Deuxième long d'Alain Guiraudie après Pas de repos pour les braves, Voici venu le temps s'ajoute à une œuvre picaresque remplie de vieux homos éloignés des centre-villes. Ceux du jour déambulent dans les montagnes, fréquentent des perchés divers, une poignée de femmes lubriques et hystériques. Le personnage central (Fogo Lompla, par Eric Bougnon) est un vagabond et un bandit monnayant sa kleptomanie. Autour de lui le principal motif de gesticulation est l'enlèvement de la fille d'un riche propriétaire, semant le trouble dans toutes les factions se répartissant aux environs. Les robins des bois (criminels plus conséquents), les ravisseurs, les asociaux tranquilles et marquis péquenauds s'affolent.
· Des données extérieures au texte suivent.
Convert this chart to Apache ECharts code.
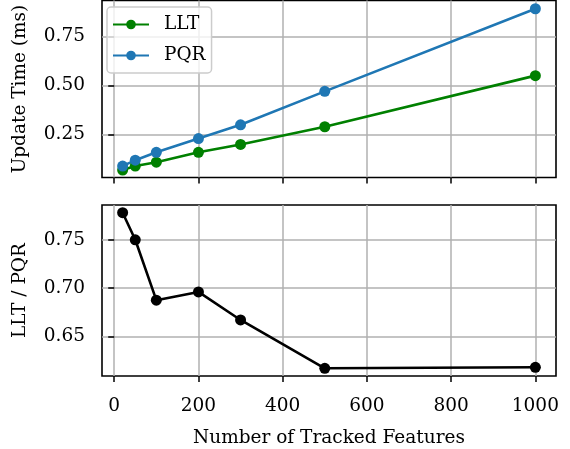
<!DOCTYPE html>
<html><head><meta charset="utf-8">
<script src="https://cdn.jsdelivr.net/npm/echarts@6/dist/echarts.min.js"></script>
<style>html,body{margin:0;padding:0;background:#fff}#c{width:570px;height:449px}</style>
</head><body><div id="c"></div>
<script>
const features = [20, 50, 100, 200, 300, 500, 1000];
const lltTime = [0.07, 0.09, 0.11, 0.16, 0.20, 0.29, 0.55];
const pqrTime = [0.09, 0.12, 0.16, 0.23, 0.30, 0.47, 0.89];
const ratio = [0.778, 0.75, 0.6875, 0.696, 0.667, 0.617, 0.618];
const xTicks = [0, 200, 400, 600, 800, 1000];
const topTicks = [0.25, 0.50, 0.75];
const bottomTicks = [0.65, 0.70, 0.75];

const font = 'DejaVu Serif';
const fs = 18.5;
const pairs = (xs, ys) => xs.map((x, i) => [x, ys[i]]);
const gridLine = {show: true, lineStyle: {color: '#b0b0b0', width: 1.5}};
const tick = (vals) => ({show: true, length: 6, lineStyle: {color: '#000', width: 1.5}, customValues: vals});
function xAxis(idx, showLabels) {
  return {
    type: 'value', gridIndex: idx, min: -29, max: 1049,
    axisLine: {show: false},
    axisTick: tick(xTicks),
    splitLine: gridLine,
    axisLabel: {show: showLabels, customValues: xTicks, fontFamily: font, fontSize: fs, color: '#000', margin: 21,
      formatter: v => String(v)},
    name: showLabels ? 'Number of Tracked Features' : '',
    nameLocation: 'middle', nameGap: 53,
    nameTextStyle: {fontFamily: font, fontSize: fs, color: '#000'}
  };
}
function yAxis(idx, min, max, ticks, name) {
  return {
    type: 'value', gridIndex: idx, min: min, max: max,
    axisLine: {show: false},
    axisTick: tick(ticks),
    splitLine: gridLine,
    axisLabel: {customValues: ticks, fontFamily: font, fontSize: fs, color: '#000', margin: 17,
      formatter: v => v.toFixed(2)},
    name: name, nameLocation: 'middle', nameGap: 72,
    nameTextStyle: {fontFamily: font, fontSize: fs, color: '#000'}
  };
}
const chart = echarts.init(document.getElementById('c'), null, {renderer: 'canvas'});
chart.setOption({
  animation: false,
  backgroundColor: '#fff',
  grid: [
    {left: 102, right: 14, top: 0.5, height: 177, show: true, borderColor: '#000', borderWidth: 1.6, backgroundColor: 'transparent'},
    {left: 102, right: 14, top: 205, height: 177, show: true, borderColor: '#000', borderWidth: 1.6, backgroundColor: 'transparent'}
  ],
  xAxis: [xAxis(0, false), xAxis(1, true)],
  yAxis: [
    yAxis(0, 0.032, 0.932, topTicks, 'Update Time (ms)'),
    yAxis(1, 0.609, 0.786, bottomTicks, 'LLT / PQR')
  ],
  legend: {
    left: 107, top: 7, orient: 'vertical',
    data: ['LLT', 'PQR'],
    itemWidth: 36, itemHeight: 12, itemGap: 12,
    padding: [8, 6, 8, 5],
    backgroundColor: 'rgba(255,255,255,0.8)',
    borderColor: '#cccccc', borderWidth: 1.5, borderRadius: 4,
    textStyle: {fontFamily: font, fontSize: fs, color: '#000', padding: [0, 0, 0, 10]}
  },
  series: [
    {name: 'LLT', type: 'line', xAxisIndex: 0, yAxisIndex: 0, data: pairs(features, lltTime),
     color: '#008000', lineStyle: {width: 2.6}, symbol: 'circle', symbolSize: 11, z: 3},
    {name: 'PQR', type: 'line', xAxisIndex: 0, yAxisIndex: 0, data: pairs(features, pqrTime),
     color: '#1f77b4', lineStyle: {width: 2.6}, symbol: 'circle', symbolSize: 11, z: 3},
    {name: 'ratio', type: 'line', xAxisIndex: 1, yAxisIndex: 1, data: pairs(features, ratio),
     color: '#000', lineStyle: {width: 2.6}, symbol: 'circle', symbolSize: 11, z: 3}
  ]
});
</script></body></html>
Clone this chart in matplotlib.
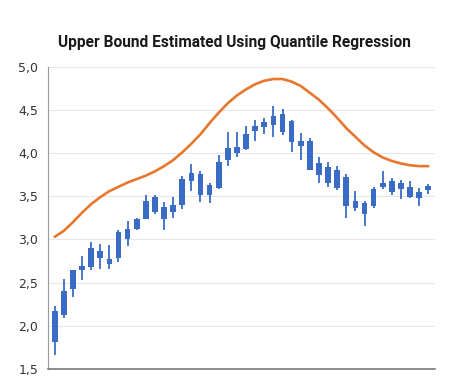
import matplotlib
matplotlib.use("Agg")
import matplotlib.pyplot as plt
import numpy as np
from matplotlib.ticker import FuncFormatter

# candle data (one entry per period)
body_low = [1.81, 2.12, 2.42, 2.65, 2.68, 2.78, 2.72, 2.78, 3.00, 3.12, 3.24, 3.32,
            3.24, 3.32, 3.40, 3.68, 3.52, 3.51, 3.60, 3.92, 4.00, 4.05, 4.26, 4.30,
            4.33, 4.24, 4.13, 4.08, 3.81, 3.75, 3.66, 3.60, 3.39, 3.36, 3.29, 3.39,
            3.61, 3.55, 3.58, 3.49, 3.48, 3.57]
body_high = [2.17, 2.40, 2.64, 2.69, 2.90, 2.87, 2.77, 3.09, 3.12, 3.24, 3.45, 3.49,
             3.38, 3.40, 3.70, 3.77, 3.76, 3.63, 3.90, 4.06, 4.07, 4.22, 4.32, 4.36,
             4.43, 4.45, 4.37, 4.14, 4.14, 3.89, 3.84, 3.81, 3.72, 3.44, 3.42, 3.58,
             3.66, 3.68, 3.66, 3.61, 3.55, 3.62]
wick_low = [1.66, 2.09, 2.33, 2.53, 2.64, 2.66, 2.66, 2.74, 2.92, 3.11, 3.24, 3.30,
            3.11, 3.25, 3.35, 3.56, 3.43, 3.42, 3.58, 3.85, 3.96, 4.04, 4.14, 4.22,
            4.19, 4.21, 4.01, 3.92, 3.80, 3.66, 3.61, 3.57, 3.25, 3.33, 3.16, 3.36,
            3.59, 3.51, 3.47, 3.48, 3.39, 3.53]
wick_high = [2.23, 2.54, 2.65, 2.81, 2.97, 2.95, 2.94, 3.11, 3.21, 3.25, 3.52, 3.52,
             3.43, 3.49, 3.73, 3.87, 3.79, 3.66, 3.98, 4.25, 4.24, 4.32, 4.38, 4.41,
             4.55, 4.51, 4.38, 4.23, 4.18, 3.96, 3.90, 3.85, 3.76, 3.56, 3.45, 3.61,
             3.79, 3.71, 3.69, 3.68, 3.60, 3.64]

# quantile regression curve (upper bound), one value per period
upper_bound = [3.03, 3.10, 3.20, 3.31, 3.41, 3.49, 3.56, 3.61, 3.66, 3.70, 3.74, 3.79,
               3.85, 3.92, 4.01, 4.11, 4.22, 4.35, 4.47, 4.58, 4.67, 4.74, 4.80, 4.84,
               4.86, 4.86, 4.83, 4.78, 4.70, 4.62, 4.52, 4.41, 4.29, 4.19, 4.09, 4.01,
               3.95, 3.91, 3.88, 3.86, 3.85, 3.85]

yticks = [1.5, 2.0, 2.5, 3.0, 3.5, 4.0, 4.5, 5.0]

BLUE = "#3a6cc6"
ORANGE = "#e8772e"

fig = plt.figure(figsize=(4.74, 3.87), dpi=100)
ax = fig.add_axes([0.101, 0.047, 0.817, 0.780])

x = np.arange(len(body_low))
lo = np.array(body_low)
hi = np.array(body_high)

ax.vlines(x, wick_low, wick_high, color=BLUE, linewidth=1.3, zorder=3)
ax.bar(x, hi - lo, bottom=lo, width=0.62, color=BLUE, zorder=4)
ax.plot(x, upper_bound, color=ORANGE, linewidth=1.9, zorder=5,
        solid_capstyle="round", solid_joinstyle="round")

ax.set_xlim(-0.75, len(x) - 0.25)
ax.set_ylim(1.5, 5.0)
ax.set_yticks(yticks)
ax.yaxis.set_major_formatter(FuncFormatter(lambda v, _: f"{v:.1f}".replace(".", ",")))
ax.set_xticks([])
ax.tick_params(axis="y", length=0, pad=7, labelsize=9, labelcolor="#333333")
ax.grid(axis="y", color="#e6e6e6", linewidth=0.8)
ax.set_axisbelow(True)

for side in ("top", "right"):
    ax.spines[side].set_visible(False)
ax.spines["left"].set_color("#9a9a9a")
ax.spines["bottom"].set_color("#7a7a7a")
ax.spines["bottom"].set_linewidth(1.2)

fig.text(0.494, 0.891, "Upper Bound Estimated Using Quantile Regression",
         ha="center", va="center", fontsize=11.2, fontweight="semibold",
         color="#1a1a1a", family=["Roboto", "DejaVu Sans"])

fig.savefig("out.png", dpi=100, facecolor="white")
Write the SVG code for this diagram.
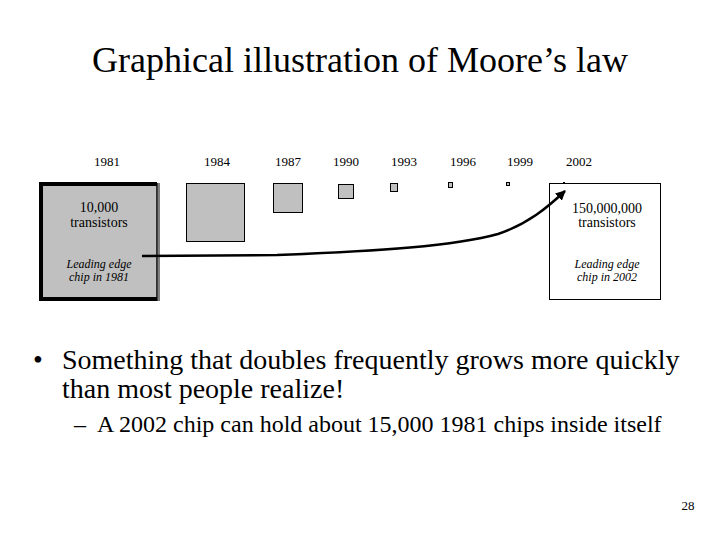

Le phrasé se fait théâtral à l'occasion, les laïus mystifiants et le logicisme gâteux abondent (ça ronronne à propos de l'utilité des guerriers et paysans). Ce programme random, à l'humour lunaire, a des airs de Kaamelott (série lancée début 2005) pédant et déluré, où on oublierait de décoller. Guiraudie (L'Inconnu du Lac, Les héros sont immortels) est moins raconteur d'histoire que chef-d'orchestre laxiste d'une galerie de mécontents burlesques et ubuesques patauds. Des méchants qui tuent, un héros qui se débrouille, ses relations qui se baladent bloquées dans leur vie (de bourgeois, d'homme des bois ou de paumé). Tout ce petit-monde s'adonne à une bestialité molle et policée, vit sur acquis partagés.
La gaucherie est un principe et s'applique dans les vues d'auteur, dans les événements, dans la façon d'être et de réagir aux choses graves pour les protagonistes. Le radicalement pittoresque règne sans partage, au service d'un syndicat de bergers revendicatifs et d'une virilité gamine en mode 'panier percé'. On pourra louer, à raison, l'originalité et la 'proposition' [en terme de forme et de manières]. Accorder du crédit à l'utopie visée est moins évident : il y a plus solide et attractif en matière d'anarchisme bucolique. Plus sensualiste et décomplexé, ce sera en revanche difficile à trouver. Doivent faire leur valise pour cette terre d'accueil : les [autres] midinettes de 30 à 77 ans maniant le logos pour le plaisir de dire n'importe quoi, les saltimbanques hédonistes épanouis dans leurs rôles et leurs errances, avides de querelles molles et pas effrayées par les morts subites.